People living in colder climates can thank NASA for a lower heating bill this winter. One of the hurdles NASA needed to overcome during the Apollo missions was separating astronauts from the cold (and hot) vacuum of space as well as the intense heat of reentry into Earth’s atmosphere and that led directly to the improvement of insulation and the efficiency of our homes back here on Earth. It has also made its way into camping and sporting goods as well first responders assisting people in colder climates.
That great nights sleep you got laying on your Tempurpedic mattress, another invention straight from NASA. When sending people to the moon in the 1960 and 70’s, NASA needed a way to increase comfort of the astronauts during lift off and landing. The polyurethane-silicon material was the perfect response to reduce painful pressure points by spreading the astronauts weight evenly, providing a much more comfortable seat for the high g-forces felt on lift off and landing.
While NASA didn’t invent the vision correcting lens, they were responsible for the plastics that are used today. NASA needed a lighter, cheaper and safer alternative to glass for items such as helmet visors and space craft windows. One disadvantage to plastics is it didn’t always have as strong a resistance to scratching as glass, but NASA’s researches developed not only scratch resistant lenses but lenses that stand up to and protect against UV radiation as well.
Water is an absolute necessity for life. With the weight of water and the astronomical(pun intended) cost send anything to space, NASA needed to come up with new ways to provide astronauts with a reliable and clean water supply. The filtration techniques used by NASA can be seen in millions of homes and even in the hands of millions of people around the world now that we have bottle sized water purification methods.
Environmental Research Aircraft and Sensor Technology was formed by NASA with a goal of building a high altitude unmanned aircraft with the ability to stay aloft for days. A single crystal silicon solar cell was designed that was not only lighter but offered up to 50% more power than traditional cells. As a result, solar power because much more efficient and cheaper for the public to use and now million of homes are reducing their need for conventional means of power production.

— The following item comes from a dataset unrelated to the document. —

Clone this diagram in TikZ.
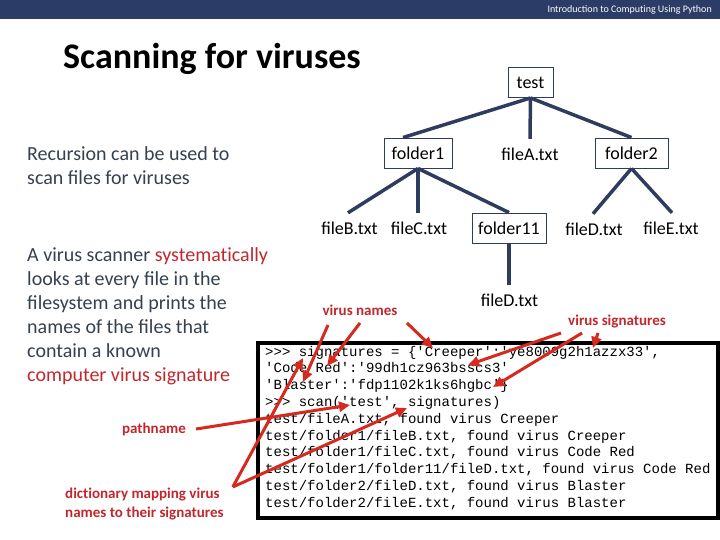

While NASA didn’t invent the smoke detector, their need for a rapid and accurate detection of fire in the high oxygen environment of Skylab has led to the most reliable smoke detector. NASA partnered with Honeywell Corporation in the 1970’s to come up with such innovations as an adjustable sensitivity setting to reduce false alarms to self charging nickel cadmium batteries.
LED’s (light emitting diodes)
LED’s are used in countless applications, from small clock radios to the largest of jumbo-tron displays, growing plants in space and here on Earth and now in the medical industry. LED’s were used on the Space Station as a way to grow plants without using a large amount of power, researchers at the Marshall Space Flight Center in Huntsville, AL discovered that cells exposed to the near-infrared light from LED’s would grow 150 to 200% faster than cells not exposed to the light. This has directly influenced medical breakthrough in wound healing as well as a reduction of suffering in patients who have undergone chemotherapy and radiation treatment.
Research and developments made at the Goddard Space Flight Center in the 1980’s led to a blood sugar level monitoring device that could also release insulation into the wearers body when needed. Researchers on the Mars Viking missions believed that long-term space travel would require monitoring and maintaining astronauts health during long space flights. Since then, the insulin pump has helped diabetics maintain healthy blood sugar levels.
Adam Kissiah Jr., an engineer working at NASA’s Kennedy Space Center, used his knowledge of NASA’s advancements in electronic sensing systems to help come up with a revolutionary new form of hearing aids. Instead of merely amplifying sounds, he helped develop an implant that transformed sound into digital pulses that were then used to stimulate the auditory nerves, sending sound signals to the brain. Adams own hearing impairment led him to work with a company called Biostim to build and market the device.